Bristly, 1000-pound brutes willing to claw it out for females and whisk them off for a week of spirited shagging, male polar bears might hook up with several mates in a season. They are not the stripe of male to suffer from any image problems when it comes to, well, having the right equipment—not, at least, until today, when the Nunatsiaq News of the Nunavik region of Arctic Quebec—surely an authority on polar bears–reported that their penises are shrinking.

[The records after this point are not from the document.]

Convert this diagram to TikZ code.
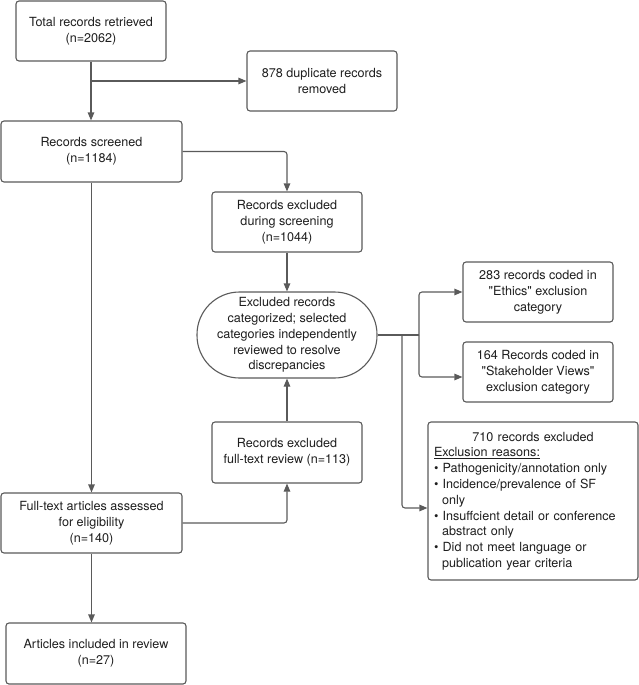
\documentclass[tikz,border=0pt]{standalone}
\usepackage{fontspec}
\setmainfont{TeX Gyre Heros}[Ligatures=TeXOff]
\usetikzlibrary{arrows.meta}
\definecolor{lncol}{HTML}{5A5A5A}
\definecolor{txcol}{HTML}{1E1E1E}
\begin{document}
\begin{tikzpicture}[x=1pt,y=-1pt,
 box/.style={draw=lncol, line width=1.1pt, rounded corners=3pt, fill=white, align=center, inner sep=0pt,
   minimum width=150pt, minimum height=60pt, text=txcol, font=\fontsize{12.6}{15.8}\selectfont},
 conn/.style={draw=lncol, line width=1.1pt, rounded corners=3pt},
 arr/.style={conn, -{Triangle[length=8pt,width=6.5pt]}}]
\useasboundingbox (0,0) rectangle (639,685);

\node[box] (b1) at (91,31) {Total records retrieved\\(n=2062)};
\node[box] (b2) at (322,81) {878 duplicate records\\removed};
\node[box, minimum width=181pt, minimum height=61pt] (b3) at (91.5,151.5) {Records screened\\(n=1184)};
\node[box] (b4) at (287,222) {Records excluded\\during screening\\(n=1044)};
\node[box, minimum width=180pt, minimum height=86pt, rounded corners=42.5pt] (b5) at (287,335)
  {Excluded records\\categorized; selected\\categories independently\\reviewed to resolve\\discrepancies};
\node[box] (b6) at (538,292) {283 records coded in\\"Ethics" exclusion\\category};
\node[box] (b7) at (538,372) {164 Records coded in\\"Stakeholder Views"\\exclusion category};
\node[box, minimum width=210pt, minimum height=158pt, align=left, text width=198pt] (b8) at (533,501)
  {{\centering 710 records excluded\par}
   \underline{Exclusion reasons:}\\
   \textbullet\ Pathogenicity/annotation only\\
   \textbullet\ Incidence/prevalence of SF\\
   \hspace*{8pt}only\\
   \textbullet\ Insuffcient detail or conference\\
   \hspace*{8pt}abstract only\\
   \textbullet\ Did not meet language or\\
   \hspace*{8pt}publication year criteria};
\node[box, minimum height=61pt] (b9) at (287,452.5) {Records excluded\\full-text review (n=113)};
\node[box, minimum width=181pt] (b10) at (91.5,523) {Full-text articles assessed\\for eligibility\\(n=140)};
\node[box, minimum width=180pt, minimum height=61pt] (b11) at (96,653.5) {Articles included in review\\(n=27)};

\coordinate (j1) at (91,81);
\coordinate (j2) at (419,335);
\coordinate (j3) at (402,335);

\draw[arr] (b1.south) -- (b1.south |- b3.north);
\draw[arr] (j1) -- (b2.west);
\draw[arr] (b3.east) -| (b4.north);
\draw[arr] (b4.south) -- (b5.north);
\draw[conn] (b5.east) -- (j2);
\draw[arr] (j2) |- (b6.west);
\draw[arr] (j2) |- ([yshift=-5pt]b7.west);
\draw[arr] (j3) |- ([yshift=-7pt]b8.west);
\draw[arr] (b9.north) -- (b5.south);
\draw[arr] (b10.east) -| (b9.south);
\draw[arr] (b3.south) -- (b3.south |- b10.north);
\draw[arr] (b10.south) -- (b10.south |- b11.north);
\end{tikzpicture}
\end{document}
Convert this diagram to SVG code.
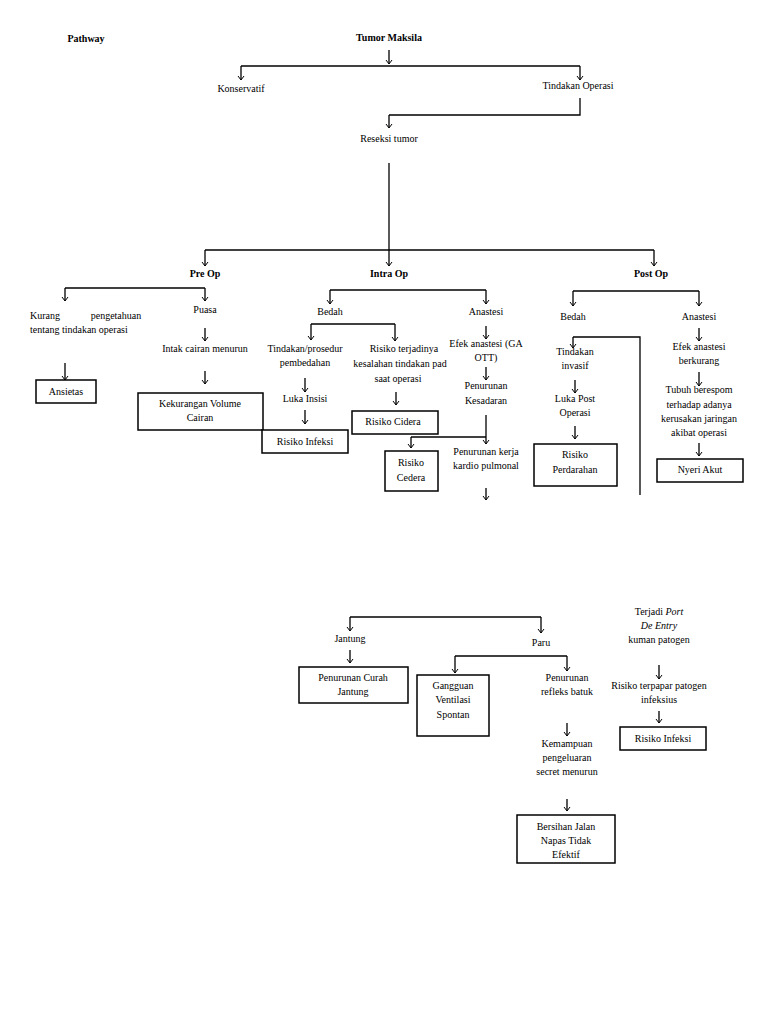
<svg xmlns="http://www.w3.org/2000/svg" width="768" height="1024" viewBox="0 0 768 1024">
<defs>
<marker id="a" markerWidth="8" markerHeight="8" refX="7" refY="4" orient="auto" markerUnits="userSpaceOnUse"><path d="M3,1 L7,4 L3,7" fill="none" stroke="#000" stroke-width="1"/></marker>
<style>
text{font-family:"Liberation Serif",serif;font-size:10px;fill:#000;text-anchor:middle}
.b{font-weight:bold}
.l{text-anchor:start}
.c line,.c polyline{stroke:#000;stroke-width:1.3;fill:none}
.ar{marker-end:url(#a)}
rect{fill:#fff;stroke:#000;stroke-width:1.5}
</style>
</defs>
<rect x="0" y="0" width="768" height="1024" style="stroke:none"/>
<g class="c">
<line class="ar" x1="389" y1="50" x2="389" y2="64"/>
<line x1="241" y1="66" x2="580" y2="66"/>
<line class="ar" x1="241" y1="66" x2="241" y2="80"/>
<line class="ar" x1="580" y1="66" x2="580" y2="80"/>
<polyline points="580,98 580,115 389,115"/>
<line class="ar" x1="389" y1="115" x2="389" y2="128"/>
<line x1="389" y1="163" x2="389" y2="250"/>
<line x1="205" y1="250" x2="654" y2="250"/>
<line class="ar" x1="205" y1="250" x2="205" y2="266"/>
<line class="ar" x1="389" y1="250" x2="389" y2="266"/>
<line class="ar" x1="654" y1="250" x2="654" y2="266"/>
<line x1="65" y1="288" x2="205" y2="288"/>
<line class="ar" x1="65" y1="288" x2="65" y2="301"/>
<line class="ar" x1="205" y1="288" x2="205" y2="301"/>
<line class="ar" x1="205" y1="328" x2="205" y2="341"/>
<line class="ar" x1="205" y1="371" x2="205" y2="384"/>
<line class="ar" x1="65" y1="363" x2="65" y2="380"/>
<line x1="330" y1="290" x2="486" y2="290"/>
<line class="ar" x1="330" y1="290" x2="330" y2="304"/>
<line class="ar" x1="486" y1="290" x2="486" y2="304"/>
<line x1="311" y1="324" x2="395" y2="324"/>
<line class="ar" x1="311" y1="324" x2="311" y2="340"/>
<line class="ar" x1="395" y1="324" x2="395" y2="341"/>
<line class="ar" x1="305" y1="378" x2="305" y2="392"/>
<line class="ar" x1="305" y1="410" x2="305" y2="424"/>
<line class="ar" x1="396" y1="392" x2="396" y2="405"/>
<line class="ar" x1="486" y1="326" x2="486" y2="339"/>
<line class="ar" x1="486" y1="367" x2="486" y2="380"/>
<line class="ar" x1="486" y1="415" x2="486" y2="444"/>
<line x1="411" y1="437" x2="486" y2="437"/>
<line class="ar" x1="411" y1="437" x2="411" y2="448"/>
<line class="ar" x1="486" y1="488" x2="486" y2="500"/>
<line x1="573" y1="291" x2="699" y2="291"/>
<line class="ar" x1="573" y1="291" x2="573" y2="306"/>
<line class="ar" x1="699" y1="291" x2="699" y2="306"/>
<polyline points="640,495 640,337 573,337"/>
<line class="ar" x1="573" y1="337" x2="573" y2="348"/>
<line class="ar" x1="575" y1="380" x2="575" y2="393"/>
<line class="ar" x1="575" y1="426" x2="575" y2="439"/>
<line class="ar" x1="699" y1="328" x2="699" y2="341"/>
<line class="ar" x1="699" y1="372" x2="699" y2="386"/>
<line class="ar" x1="699" y1="443" x2="699" y2="456"/>
<line x1="350" y1="617" x2="541" y2="617"/>
<line class="ar" x1="350" y1="617" x2="350" y2="631"/>
<line class="ar" x1="541" y1="617" x2="541" y2="633"/>
<line class="ar" x1="350" y1="650" x2="350" y2="663"/>
<line x1="455" y1="656" x2="567" y2="656"/>
<line class="ar" x1="455" y1="656" x2="455" y2="673"/>
<line class="ar" x1="567" y1="656" x2="567" y2="671"/>
<line class="ar" x1="567" y1="723" x2="567" y2="736"/>
<line class="ar" x1="567" y1="799" x2="567" y2="811"/>
<line class="ar" x1="659" y1="665" x2="659" y2="679"/>
<line class="ar" x1="659" y1="711" x2="659" y2="723"/>
</g>
<g id="pathway"><text class="b" x="86" y="42">Pathway</text></g>
<g id="tumor"><text class="b" x="389" y="41">Tumor Maksila</text></g>
<g id="konservatif"><text x="241" y="92">Konservatif</text></g>
<g id="tindakan-operasi"><text x="578" y="89">Tindakan Operasi</text></g>
<g id="reseksi"><text x="389" y="142">Reseksi tumor</text></g>
<g id="preop"><text class="b" x="205" y="277">Pre Op</text></g>
<g id="intraop"><text class="b" x="389" y="277">Intra Op</text></g>
<g id="postop"><text class="b" x="651" y="277">Post Op</text></g>
<g id="kurang"><text class="l" x="30" y="319">Kurang</text><text x="116" y="319">pengetahuan</text><text class="l" x="30" y="333">tentang tindakan operasi</text></g>
<g id="ansietas"><rect x="36" y="380" width="60" height="23"/><text x="66" y="395">Ansietas</text></g>
<g id="puasa"><text x="205" y="313">Puasa</text></g>
<g id="intak"><text x="205" y="352">Intak cairan menurun</text></g>
<g id="kvc"><rect x="138" y="393" width="125" height="37"/><text x="200" y="407">Kekurangan Volume</text><text x="200" y="421">Cairan</text></g>
<g id="bedah1"><text x="330" y="315">Bedah</text></g>
<g id="tindakan-prosedur"><text x="305" y="352">Tindakan/prosedur</text><text x="305" y="366">pembedahan</text></g>
<g id="luka-insisi"><text x="305" y="402">Luka Insisi</text></g>
<g id="risiko-infeksi1"><rect x="262" y="430" width="86" height="23"/><text x="305" y="445">Risiko Infeksi</text></g>
<g id="risiko-terjadinya"><text x="404" y="352">Risiko terjadinya</text><text x="400" y="367">kesalahan tindakan pad</text><text x="398" y="382">saat operasi</text></g>
<g id="risiko-cidera"><rect x="352" y="411" width="86" height="23"/><text x="393" y="425">Risiko Cidera</text></g>
<g id="anastesi1"><text x="486" y="315">Anastesi</text></g>
<g id="efek-ga"><text x="486" y="347">Efek anastesi (GA</text><text x="486" y="361">OTT)</text></g>
<g id="penurunan-kesadaran"><text x="486" y="389">Penurunan</text><text x="486" y="404">Kesadaran</text></g>
<g id="risiko-cedera"><rect x="385" y="451" width="53" height="40"/><text x="411" y="466">Risiko</text><text x="411" y="481">Cedera</text></g>
<g id="kardio"><text x="486" y="455">Penurunan kerja</text><text x="486" y="469">kardio pulmonal</text></g>
<g id="bedah2"><text x="573" y="320">Bedah</text></g>
<g id="invasif"><text x="575" y="355">Tindakan</text><text x="575" y="369">invasif</text></g>
<g id="luka-post"><text x="575" y="402">Luka Post</text><text x="575" y="416">Operasi</text></g>
<g id="perdarahan"><rect x="534" y="444" width="83" height="42"/><text x="575" y="458">Risiko</text><text x="575" y="473">Perdarahan</text></g>
<g id="anastesi2"><text x="699" y="320">Anastesi</text></g>
<g id="efek-berkurang"><text x="699" y="350">Efek anastesi</text><text x="699" y="364">berkurang</text></g>
<g id="tubuh"><text x="699" y="393">Tubuh berespom</text><text x="699" y="408">terhadap adanya</text><text x="699" y="422">kerusakan jaringan</text><text x="699" y="436">akibat operasi</text></g>
<g id="nyeri"><rect x="657" y="459" width="86" height="23"/><text x="700" y="473">Nyeri Akut</text></g>
<g id="jantung"><text x="350" y="642">Jantung</text></g>
<g id="curah"><rect x="299" y="667" width="109" height="36"/><text x="353" y="681">Penurunan Curah</text><text x="353" y="695">Jantung</text></g>
<g id="paru"><text x="541" y="646">Paru</text></g>
<g id="ventilasi"><rect x="417" y="675" width="72" height="61"/><text x="453" y="689">Gangguan</text><text x="453" y="703">Ventilasi</text><text x="453" y="718">Spontan</text></g>
<g id="refleks"><text x="567" y="681">Penurunan</text><text x="567" y="695">refleks batuk</text></g>
<g id="kemampuan"><text x="567" y="747">Kemampuan</text><text x="567" y="761">pengeluaran</text><text x="567" y="775">secret menurun</text></g>
<g id="bersihan"><rect x="517" y="815" width="98" height="48"/><text x="566" y="830">Bersihan Jalan</text><text x="566" y="844">Napas Tidak</text><text x="566" y="858">Efektif</text></g>
<g id="port"><text x="659" y="615">Terjadi <tspan font-style="italic">Port</tspan></text><text x="659" y="629" font-style="italic">De Entry</text><text x="659" y="643">kuman patogen</text></g>
<g id="terpapar"><text x="659" y="689">Risiko terpapar patogen</text><text x="659" y="703">infeksius</text></g>
<g id="risiko-infeksi2"><rect x="620" y="727" width="86" height="23"/><text x="663" y="742">Risiko Infeksi</text></g>
</svg>
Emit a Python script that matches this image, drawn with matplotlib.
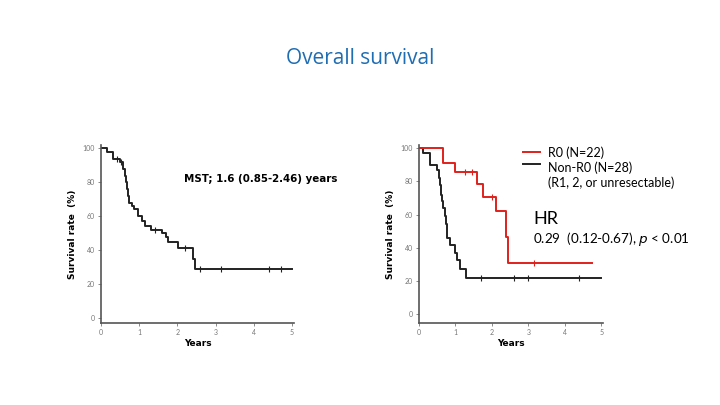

A photograph accompanying the article shows a woman holding 20-odd polar bear penis bones, which were found by a recent study to be significantly shorter in bears exposed to high levels of toxic chemicals. The findings, published last month in the journal Environmental Science and Technology, adds fuel to concerns that a massive buildup of pesticides in the bodies of Arctic animals and hunters is causing environmental and health problems (see the story in Mother Jones). The issue may compound troubles caused by the bears’ loss of Arctic habitat. “Added to the stress of climate change,” the Nunatsiaq News points out, “this could be bad news for their survival.”
The same toxic buildup taking place in polar bears is happening to a lesser but increasing degree in the fatty tissues of humans–even in some places outside the Arctic. For the sake of our own mating rituals, let’s hope the global masculinity index isn’t going bearish.